Rising rates negatively impact the business through multiple channels: (1) Higher mortgage rates reduce home sales velocity, directly cutting REA Group and Move Inc. listing volumes by 15-25% when rates rise 200bps; (2) Rate increases compress valuation multiples for high-growth digital assets, with REA Group trading at 35-45x EBITDA sensitive to discount rate assumptions; (3) Foxtel's leveraged position (Net Debt/EBITDA ~3x) faces higher refinancing costs. Partially offset by WSJ subscription demand increasing during rate-driven market volatility.
Moderate exposure through advertising customers, where tighter credit conditions reduce marketing budgets from financial services, automotive, and real estate advertisers (collectively 30% of ad revenue). Book publishing faces retailer credit risk, though Amazon dominance (25% of sales) mitigates independent bookstore exposure. REA Group benefits from agents paying monthly subscriptions rather than transactional credit risk.
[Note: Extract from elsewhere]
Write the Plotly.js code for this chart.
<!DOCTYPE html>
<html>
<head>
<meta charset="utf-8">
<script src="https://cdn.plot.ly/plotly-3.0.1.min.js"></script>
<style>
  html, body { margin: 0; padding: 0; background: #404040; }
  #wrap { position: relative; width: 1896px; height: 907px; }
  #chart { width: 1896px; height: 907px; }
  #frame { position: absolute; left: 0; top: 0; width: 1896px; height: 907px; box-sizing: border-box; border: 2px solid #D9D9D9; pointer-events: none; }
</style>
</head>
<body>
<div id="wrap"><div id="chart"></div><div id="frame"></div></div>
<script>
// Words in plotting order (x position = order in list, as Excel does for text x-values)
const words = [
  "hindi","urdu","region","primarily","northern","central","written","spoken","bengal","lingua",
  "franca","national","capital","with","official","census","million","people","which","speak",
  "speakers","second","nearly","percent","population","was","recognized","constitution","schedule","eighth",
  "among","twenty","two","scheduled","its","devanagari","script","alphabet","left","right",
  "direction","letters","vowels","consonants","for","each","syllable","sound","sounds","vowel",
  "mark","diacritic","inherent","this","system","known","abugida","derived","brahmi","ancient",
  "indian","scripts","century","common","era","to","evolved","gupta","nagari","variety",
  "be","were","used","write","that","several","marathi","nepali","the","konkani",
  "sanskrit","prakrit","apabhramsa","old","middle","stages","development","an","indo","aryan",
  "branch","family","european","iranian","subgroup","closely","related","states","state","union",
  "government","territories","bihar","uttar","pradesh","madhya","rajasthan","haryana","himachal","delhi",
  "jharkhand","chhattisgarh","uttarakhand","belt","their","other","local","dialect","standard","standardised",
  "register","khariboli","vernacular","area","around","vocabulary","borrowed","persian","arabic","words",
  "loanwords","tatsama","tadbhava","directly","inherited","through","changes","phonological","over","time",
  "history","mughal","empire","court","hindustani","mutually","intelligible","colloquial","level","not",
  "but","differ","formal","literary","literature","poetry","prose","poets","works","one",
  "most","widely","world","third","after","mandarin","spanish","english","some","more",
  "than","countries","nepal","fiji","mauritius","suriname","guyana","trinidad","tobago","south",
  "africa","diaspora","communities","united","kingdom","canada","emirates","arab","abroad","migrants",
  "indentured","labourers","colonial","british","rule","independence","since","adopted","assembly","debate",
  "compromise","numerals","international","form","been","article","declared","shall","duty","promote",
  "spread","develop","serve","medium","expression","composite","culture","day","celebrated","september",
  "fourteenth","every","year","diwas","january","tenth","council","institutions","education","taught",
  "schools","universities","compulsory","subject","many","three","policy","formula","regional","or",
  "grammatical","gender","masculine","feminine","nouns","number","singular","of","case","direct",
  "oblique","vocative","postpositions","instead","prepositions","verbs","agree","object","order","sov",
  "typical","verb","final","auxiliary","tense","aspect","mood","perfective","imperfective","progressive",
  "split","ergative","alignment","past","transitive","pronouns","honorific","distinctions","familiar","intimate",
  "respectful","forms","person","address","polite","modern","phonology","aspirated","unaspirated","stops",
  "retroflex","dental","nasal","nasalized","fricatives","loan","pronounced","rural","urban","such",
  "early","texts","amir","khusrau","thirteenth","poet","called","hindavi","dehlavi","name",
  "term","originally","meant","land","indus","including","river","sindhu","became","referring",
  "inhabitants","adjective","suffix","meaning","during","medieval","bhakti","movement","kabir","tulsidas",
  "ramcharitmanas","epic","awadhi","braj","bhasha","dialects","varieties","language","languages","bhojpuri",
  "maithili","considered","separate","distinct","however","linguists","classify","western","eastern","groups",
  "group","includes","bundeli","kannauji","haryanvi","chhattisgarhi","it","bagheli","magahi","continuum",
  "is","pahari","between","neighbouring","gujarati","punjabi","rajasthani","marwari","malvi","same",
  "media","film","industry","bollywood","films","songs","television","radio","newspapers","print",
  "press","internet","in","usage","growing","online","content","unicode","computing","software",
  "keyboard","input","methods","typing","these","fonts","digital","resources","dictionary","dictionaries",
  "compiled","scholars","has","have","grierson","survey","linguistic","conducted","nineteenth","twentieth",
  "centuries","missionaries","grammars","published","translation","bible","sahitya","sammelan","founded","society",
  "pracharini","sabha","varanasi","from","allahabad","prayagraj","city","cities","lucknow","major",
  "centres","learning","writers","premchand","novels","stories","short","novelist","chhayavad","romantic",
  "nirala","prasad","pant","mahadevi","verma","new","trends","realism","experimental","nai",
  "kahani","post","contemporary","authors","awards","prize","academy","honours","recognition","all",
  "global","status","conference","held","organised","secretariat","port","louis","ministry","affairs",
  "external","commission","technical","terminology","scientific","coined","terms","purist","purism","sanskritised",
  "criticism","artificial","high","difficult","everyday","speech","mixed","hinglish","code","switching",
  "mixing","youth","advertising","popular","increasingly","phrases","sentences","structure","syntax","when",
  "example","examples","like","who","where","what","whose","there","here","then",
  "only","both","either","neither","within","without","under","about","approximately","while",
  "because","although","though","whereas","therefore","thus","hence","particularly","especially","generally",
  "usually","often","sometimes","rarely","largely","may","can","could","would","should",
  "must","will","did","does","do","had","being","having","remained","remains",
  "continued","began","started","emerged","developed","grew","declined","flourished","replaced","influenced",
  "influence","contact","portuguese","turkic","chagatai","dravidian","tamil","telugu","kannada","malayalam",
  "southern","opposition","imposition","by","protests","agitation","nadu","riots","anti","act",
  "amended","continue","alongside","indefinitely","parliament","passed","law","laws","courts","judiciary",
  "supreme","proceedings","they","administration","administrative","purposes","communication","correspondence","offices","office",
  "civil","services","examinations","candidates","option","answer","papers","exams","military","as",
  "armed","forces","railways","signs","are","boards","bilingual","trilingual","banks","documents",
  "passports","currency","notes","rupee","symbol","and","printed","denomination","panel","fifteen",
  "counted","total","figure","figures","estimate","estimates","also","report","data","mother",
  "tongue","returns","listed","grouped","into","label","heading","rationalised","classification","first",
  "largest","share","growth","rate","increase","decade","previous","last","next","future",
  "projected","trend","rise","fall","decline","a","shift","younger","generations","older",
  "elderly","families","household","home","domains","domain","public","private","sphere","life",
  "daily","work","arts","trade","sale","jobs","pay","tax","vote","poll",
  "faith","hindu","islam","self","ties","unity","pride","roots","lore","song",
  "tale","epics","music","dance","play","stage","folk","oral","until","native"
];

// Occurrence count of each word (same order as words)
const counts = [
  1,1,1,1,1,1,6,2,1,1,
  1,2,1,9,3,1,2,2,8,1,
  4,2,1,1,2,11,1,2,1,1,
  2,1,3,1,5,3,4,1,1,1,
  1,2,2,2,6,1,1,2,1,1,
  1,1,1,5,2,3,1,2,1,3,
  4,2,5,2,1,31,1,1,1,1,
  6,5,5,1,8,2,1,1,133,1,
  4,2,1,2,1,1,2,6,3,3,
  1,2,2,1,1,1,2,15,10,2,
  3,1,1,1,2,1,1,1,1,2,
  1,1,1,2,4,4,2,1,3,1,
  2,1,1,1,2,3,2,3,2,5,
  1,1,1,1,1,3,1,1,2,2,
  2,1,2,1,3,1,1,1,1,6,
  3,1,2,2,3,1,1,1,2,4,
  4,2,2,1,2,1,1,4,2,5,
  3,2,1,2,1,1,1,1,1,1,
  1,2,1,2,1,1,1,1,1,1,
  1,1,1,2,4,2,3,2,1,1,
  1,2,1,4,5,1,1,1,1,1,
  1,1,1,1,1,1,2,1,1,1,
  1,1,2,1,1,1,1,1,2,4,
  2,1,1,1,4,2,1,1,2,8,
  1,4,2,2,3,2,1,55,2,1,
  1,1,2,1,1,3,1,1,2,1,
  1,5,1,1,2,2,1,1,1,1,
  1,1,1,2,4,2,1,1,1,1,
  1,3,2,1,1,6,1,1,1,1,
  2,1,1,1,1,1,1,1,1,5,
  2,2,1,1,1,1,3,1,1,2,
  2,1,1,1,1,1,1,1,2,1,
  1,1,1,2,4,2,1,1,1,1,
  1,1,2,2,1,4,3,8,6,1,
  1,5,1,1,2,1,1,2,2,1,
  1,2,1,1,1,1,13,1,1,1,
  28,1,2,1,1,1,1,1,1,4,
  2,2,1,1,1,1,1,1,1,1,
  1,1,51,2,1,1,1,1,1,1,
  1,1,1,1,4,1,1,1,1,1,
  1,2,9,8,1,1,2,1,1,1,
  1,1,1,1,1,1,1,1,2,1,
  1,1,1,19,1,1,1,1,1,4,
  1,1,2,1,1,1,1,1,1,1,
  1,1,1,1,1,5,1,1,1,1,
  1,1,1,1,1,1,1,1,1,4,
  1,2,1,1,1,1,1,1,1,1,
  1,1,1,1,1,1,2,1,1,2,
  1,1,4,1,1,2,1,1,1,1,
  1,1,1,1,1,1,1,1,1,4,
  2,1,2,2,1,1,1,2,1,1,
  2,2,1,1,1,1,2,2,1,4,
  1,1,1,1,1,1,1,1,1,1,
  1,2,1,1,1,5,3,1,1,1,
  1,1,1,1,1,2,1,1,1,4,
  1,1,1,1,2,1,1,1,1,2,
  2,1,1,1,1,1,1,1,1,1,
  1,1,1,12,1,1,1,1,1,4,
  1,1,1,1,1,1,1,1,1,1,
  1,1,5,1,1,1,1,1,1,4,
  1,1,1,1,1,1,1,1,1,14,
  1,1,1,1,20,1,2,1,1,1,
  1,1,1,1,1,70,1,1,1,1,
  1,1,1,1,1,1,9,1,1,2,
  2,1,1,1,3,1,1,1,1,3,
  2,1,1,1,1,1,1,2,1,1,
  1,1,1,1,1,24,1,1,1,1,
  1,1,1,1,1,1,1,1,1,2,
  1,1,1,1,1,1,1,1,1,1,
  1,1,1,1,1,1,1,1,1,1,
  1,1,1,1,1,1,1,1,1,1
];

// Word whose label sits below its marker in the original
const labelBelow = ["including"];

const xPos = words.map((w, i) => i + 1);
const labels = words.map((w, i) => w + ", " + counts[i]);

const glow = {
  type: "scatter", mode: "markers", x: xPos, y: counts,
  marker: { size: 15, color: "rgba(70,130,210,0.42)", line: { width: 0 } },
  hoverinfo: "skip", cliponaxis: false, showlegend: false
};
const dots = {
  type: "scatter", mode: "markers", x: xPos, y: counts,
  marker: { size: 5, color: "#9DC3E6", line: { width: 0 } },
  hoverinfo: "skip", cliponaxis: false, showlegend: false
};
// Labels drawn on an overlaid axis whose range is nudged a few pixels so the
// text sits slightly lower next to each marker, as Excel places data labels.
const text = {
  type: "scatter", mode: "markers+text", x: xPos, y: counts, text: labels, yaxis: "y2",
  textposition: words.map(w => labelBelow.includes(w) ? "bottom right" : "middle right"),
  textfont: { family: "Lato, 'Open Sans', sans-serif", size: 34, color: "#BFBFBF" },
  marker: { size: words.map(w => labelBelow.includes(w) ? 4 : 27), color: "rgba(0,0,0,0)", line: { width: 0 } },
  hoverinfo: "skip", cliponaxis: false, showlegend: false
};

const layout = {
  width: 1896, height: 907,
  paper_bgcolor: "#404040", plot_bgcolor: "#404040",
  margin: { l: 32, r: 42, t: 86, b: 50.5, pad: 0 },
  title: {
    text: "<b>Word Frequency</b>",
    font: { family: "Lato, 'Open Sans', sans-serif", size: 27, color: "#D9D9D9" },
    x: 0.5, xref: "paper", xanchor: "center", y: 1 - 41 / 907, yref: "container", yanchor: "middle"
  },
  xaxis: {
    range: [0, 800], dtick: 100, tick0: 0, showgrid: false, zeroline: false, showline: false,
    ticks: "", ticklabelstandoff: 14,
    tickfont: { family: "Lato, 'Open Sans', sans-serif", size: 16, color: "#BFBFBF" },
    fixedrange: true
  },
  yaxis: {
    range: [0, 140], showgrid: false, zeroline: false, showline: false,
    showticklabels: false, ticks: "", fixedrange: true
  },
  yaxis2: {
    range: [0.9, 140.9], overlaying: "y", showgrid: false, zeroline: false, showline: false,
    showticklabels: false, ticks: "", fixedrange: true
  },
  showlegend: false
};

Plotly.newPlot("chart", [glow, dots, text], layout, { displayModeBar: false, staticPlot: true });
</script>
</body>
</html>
value - Stock trades at 8.6x EV/EBITDA despite owning REA Group stake worth $8B+ (60% of market cap), creating sum-of-parts discount of 25-30%. Attracts value investors focused on digital real estate asset value, contrarian media investors betting on subscription transition, and special situations investors anticipating potential REA Group monetization or corporate simplification. 3% dividend yield provides income component. Murdoch family control (39% voting power through Class B shares) deters governance-focused institutions.
moderate-high - Beta of 1.1-1.3 driven by dual sensitivity to housing cycles and advertising markets. Stock experiences 20-30% drawdowns during housing corrections due to REA Group exposure. Australian dollar volatility adds 5-10% earnings variability. Recent 23% decline over 12 months reflects housing market slowdown in Australia and US. Lower volatility than pure-play digital companies due to subscription revenue ballast, but higher than diversified media peers due to real estate cyclicality.